## Given instruction
Check the listing below line by line and report how many lines hold "this", with no other words.

## Information supplied
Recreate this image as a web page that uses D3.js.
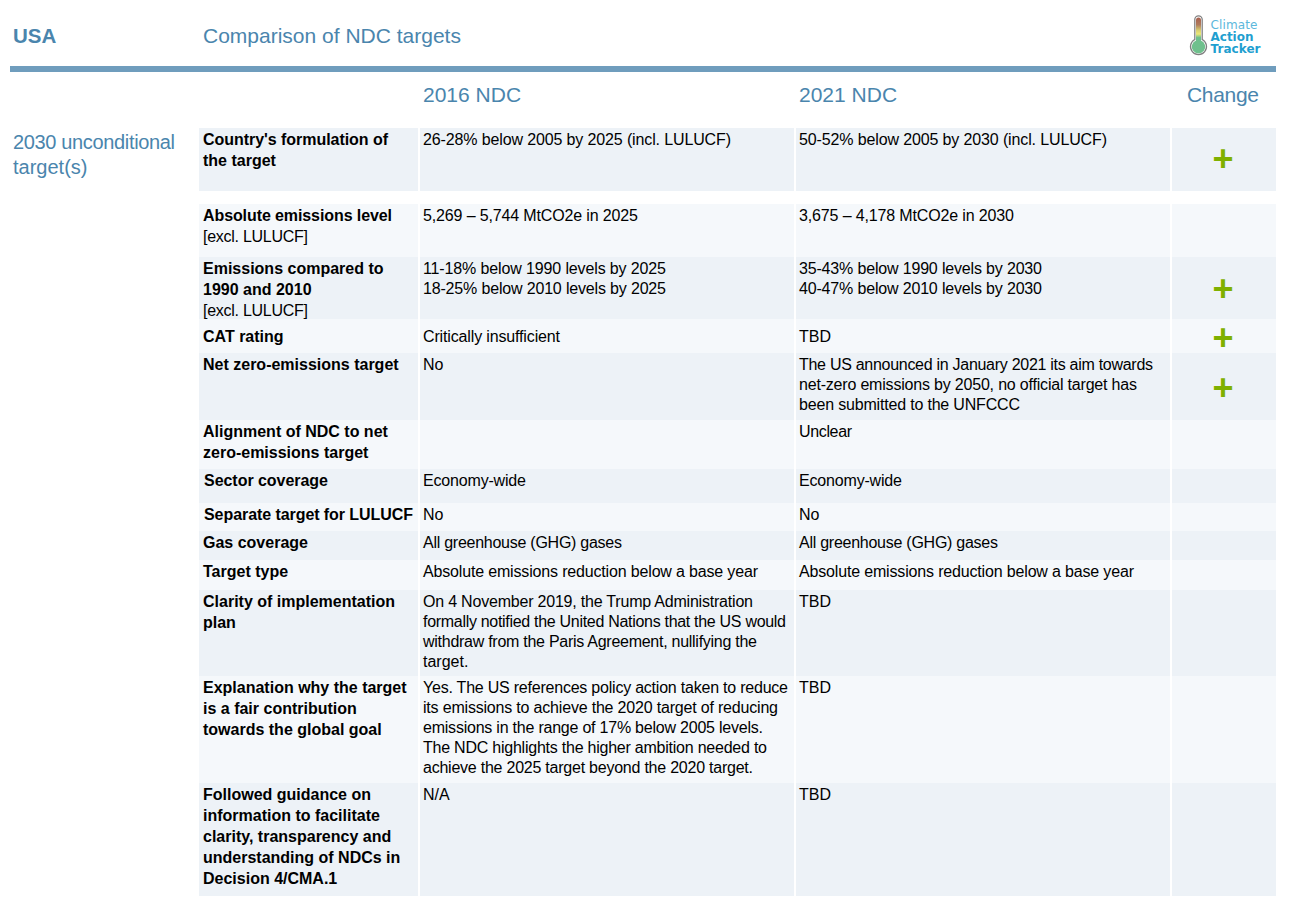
<!DOCTYPE html>
<html>
<head>
<meta charset="utf-8">
<script src="https://cdn.jsdelivr.net/npm/d3@7"></script>
<style>
  html, body { margin: 0; padding: 0; background: #fff; }
  svg { display: block; }
  text { font-family: "Liberation Sans", Arial, sans-serif; }
</style>
</head>
<body>
<svg id="chart" width="1290" height="920"></svg>
<script>
// table content
var country = 'USA';
var title = 'Comparison of NDC targets';
var columns = ['2016 NDC', '2021 NDC', 'Change'];
var section = ['2030 unconditional', 'target(s)'];
var labels = [
  ["Country's formulation of", 'the target'],
  ['Absolute emissions level'],
  ['Emissions compared to', '1990 and 2010'],
  ['CAT rating'],
  ['Net zero-emissions target'],
  ['Alignment of NDC to net', 'zero-emissions target'],
  ['Sector coverage'],
  ['Separate target for LULUCF'],
  ['Gas coverage'],
  ['Target type'],
  ['Clarity of implementation', 'plan'],
  ['Explanation why the target', 'is a fair contribution', 'towards the global goal'],
  ['Followed guidance on', 'information to facilitate', 'clarity, transparency and', 'understanding of NDCs in', 'Decision 4/CMA.1']
];
var labelNotes = [null, '[excl. LULUCF]', '[excl. LULUCF]', null, null, null, null, null, null, null, null, null, null];
var ndc2016 = [
  ['26-28% below 2005 by 2025 (incl. LULUCF)'],
  ['5,269 – 5,744 MtCO2e in 2025'],
  ['11-18% below 1990 levels by 2025', '18-25% below 2010 levels by 2025'],
  ['Critically insufficient'],
  ['No'],
  [],
  ['Economy-wide'],
  ['No'],
  ['All greenhouse (GHG) gases'],
  ['Absolute emissions reduction below a base year'],
  ['On 4 November 2019, the Trump Administration', 'formally notified the United Nations that the US would', 'withdraw from the Paris Agreement, nullifying the', 'target.'],
  ['Yes. The US references policy action taken to reduce', 'its emissions to achieve the 2020 target of reducing', 'emissions in the range of 17% below 2005 levels.', 'The NDC highlights the higher ambition needed to', 'achieve the 2025 target beyond the 2020 target.'],
  ['N/A']
];
var ndc2021 = [
  ['50-52% below 2005 by 2030 (incl. LULUCF)'],
  ['3,675 – 4,178 MtCO2e in 2030'],
  ['35-43% below 1990 levels by 2030', '40-47% below 2010 levels by 2030'],
  ['TBD'],
  ['The US announced in January 2021 its aim towards', 'net-zero emissions by 2050, no official target has', 'been submitted to the UNFCCC'],
  ['Unclear'],
  ['Economy-wide'],
  ['No'],
  ['All greenhouse (GHG) gases'],
  ['Absolute emissions reduction below a base year'],
  ['TBD'],
  ['TBD'],
  ['TBD']
];
var change = ['+', '', '+', '+', '+', '', '', '', '', '', '', '', ''];

// layout
var rowEdges = [[128,191],[204,257],[257,319],[319,353],[353,420],[420,469],[469,503],[503,531],[531,560],[560,590],[590,676],[676,783],[783,896]];
var rowFills = ['#edf2f7','#f5f8fb','#edf2f7','#f5f8fb','#edf2f7','#f5f8fb','#edf2f7','#f5f8fb','#edf2f7','#f5f8fb','#edf2f7','#f5f8fb','#edf2f7'];
var colEdges = [[199,418],[420,794],[796,1170],[1172,1276]];
var labelDx = [4,4,4,4,4,4,5,5,4,4,4,4,4];
var textDy = [17,17,17,23,17,17,17,17,17,17,17,17,17];
var plusDy = [-1,0,0,1,0.5,0,0,0,0,0,0,0,0];

// the reference font runs a little narrower than Liberation, so long lines are fitted
var fitWidths = {
  '2030 unconditional': 162,
  'Change': 72,
  '[excl. LULUCF]': 105,
  '26-28% below 2005 by 2025 (incl. LULUCF)': 308,
  '50-52% below 2005 by 2030 (incl. LULUCF)': 308,
  '5,269 – 5,744 MtCO2e in 2025': 215,
  '3,675 – 4,178 MtCO2e in 2030': 215,
  '11-18% below 1990 levels by 2025': 243,
  '18-25% below 2010 levels by 2025': 243,
  '35-43% below 1990 levels by 2030': 243,
  '40-47% below 2010 levels by 2030': 243,
  'Critically insufficient': 137,
  'Economy-wide': 103,
  'All greenhouse (GHG) gases': 199,
  'Absolute emissions reduction below a base year': 335,
  'On 4 November 2019, the Trump Administration': 330,
  'formally notified the United Nations that the US would': 363,
  'withdraw from the Paris Agreement, nullifying the': 334,
  'Yes. The US references policy action taken to reduce': 365,
  'its emissions to achieve the 2020 target of reducing': 355,
  'emissions in the range of 17% below 2005 levels.': 340,
  'The NDC highlights the higher ambition needed to': 344,
  'achieve the 2025 target beyond the 2020 target.': 330,
  'The US announced in January 2021 its aim towards': 354,
  'net-zero emissions by 2050, no official target has': 338,
  'been submitted to the UNFCCC': 221,
  'Unclear': 53,
  "Country's formulation of": 185,
  'Absolute emissions level': 189,
  'Separate target for LULUCF': 209,
  'Sector coverage': 124
};

var blue = '#4a85ad';
var svg = d3.select('#chart');

function fit(sel) {
  sel.each(function (d) {
    var t = d3.select(this).text();
    if (fitWidths[t]) d3.select(this).attr('textLength', fitWidths[t]).attr('lengthAdjust', 'spacing');
  });
  return sel;
}

function addLines(g, lines, x, y, step, opts) {
  g.selectAll(null).data(lines).enter().append('text')
    .attr('x', x)
    .attr('y', (d, i) => y + i * step)
    .attr('font-size', opts.size || 16)
    .attr('font-weight', opts.weight || 'normal')
    .attr('fill', opts.fill || '#000')
    .text(d => d)
    .call(fit);
}

// header
svg.append('text').attr('x', 13).attr('y', 43).attr('font-size', 20.5).attr('font-weight', 'bold').attr('fill', blue).text(country);
svg.append('text').attr('x', 203).attr('y', 43).attr('font-size', 21).attr('fill', blue).text(title);
svg.append('rect').attr('x', 10).attr('y', 66).attr('width', 1266).attr('height', 6).attr('fill', '#6f9dbd');

svg.selectAll('.col').data(columns).enter().append('text')
  .attr('class', 'col')
  .attr('x', (d, i) => [423, 799, 1187][i])
  .attr('y', 102)
  .attr('font-size', 21)
  .attr('fill', blue)
  .text(d => d)
  .call(fit);

addLines(svg.append('g'), section, 13, 149, 25, { size: 20, fill: blue });

// logo: thermometer and wordmark
var logo = svg.append('g');
var grad = svg.append('defs').append('linearGradient')
  .attr('id', 'thermo').attr('x1', 0).attr('x2', 0).attr('y1', 0).attr('y2', 1);
[[0, '#a8604f'], [0.2, '#b07a5c'], [0.36, '#d8d070'], [0.46, '#eee878'], [0.56, '#6fc08d'], [1, '#6fc08d']].forEach(function (s) {
  grad.append('stop').attr('offset', s[0]).attr('stop-color', s[1]);
});
logo.append('path')
  .attr('d', 'M1194.8 19.5 a3.7 3.7 0 0 1 7.4 0 V39.5 a8 8 0 1 1 -7.4 0 Z')
  .attr('fill', '#fff').attr('stroke', '#808080').attr('stroke-width', 1.3);
logo.append('path')
  .attr('d', 'M1196 20 a2.5 2.5 0 0 1 5 0 V40.5 a6.7 6.7 0 1 1 -5 0 Z')
  .attr('fill', 'url(#thermo)');
[['Climate', 29, 'normal', '#5cb8dc', 47], ['Action', 41, 'bold', '#1f9fd0', 43], ['Tracker', 53, 'bold', '#1f9fd0', 50]].forEach(function (w) {
  logo.append('text').attr('x', 1210.5).attr('y', w[1])
    .style('font-family', '"DejaVu Sans"').attr('font-size', 12)
    .attr('font-weight', w[2]).attr('fill', w[3])
    .attr('textLength', w[4]).text(w[0]);
});

// rows
labels.forEach(function (label, i) {
  var top = rowEdges[i][0], bottom = rowEdges[i][1];
  var row = svg.append('g');
  row.selectAll('rect').data(colEdges).enter().append('rect')
    .attr('x', d => d[0])
    .attr('y', top)
    .attr('width', d => d[1] - d[0])
    .attr('height', bottom - top)
    .attr('fill', rowFills[i]);

  var y = top + textDy[i];
  addLines(row.append('g'), label, colEdges[0][0] + labelDx[i], y, 21, { weight: 'bold' });
  if (labelNotes[i]) {
    addLines(row.append('g'), [labelNotes[i]], 203, y + label.length * 21, 21, {});
  }
  addLines(row.append('g'), ndc2016[i], 423, y, 20, {});
  addLines(row.append('g'), ndc2021[i], 799, y, 20, {});

  if (change[i]) {
    row.append('text').attr('x', 1223).attr('y', (top + bottom) / 2 + 12.5 + plusDy[i])
      .attr('text-anchor', 'middle').attr('font-size', 36).attr('font-weight', 'bold')
      .attr('fill', '#7fb000').text(change[i]);
  }
});
</script>
</body>
</html>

## Solution
3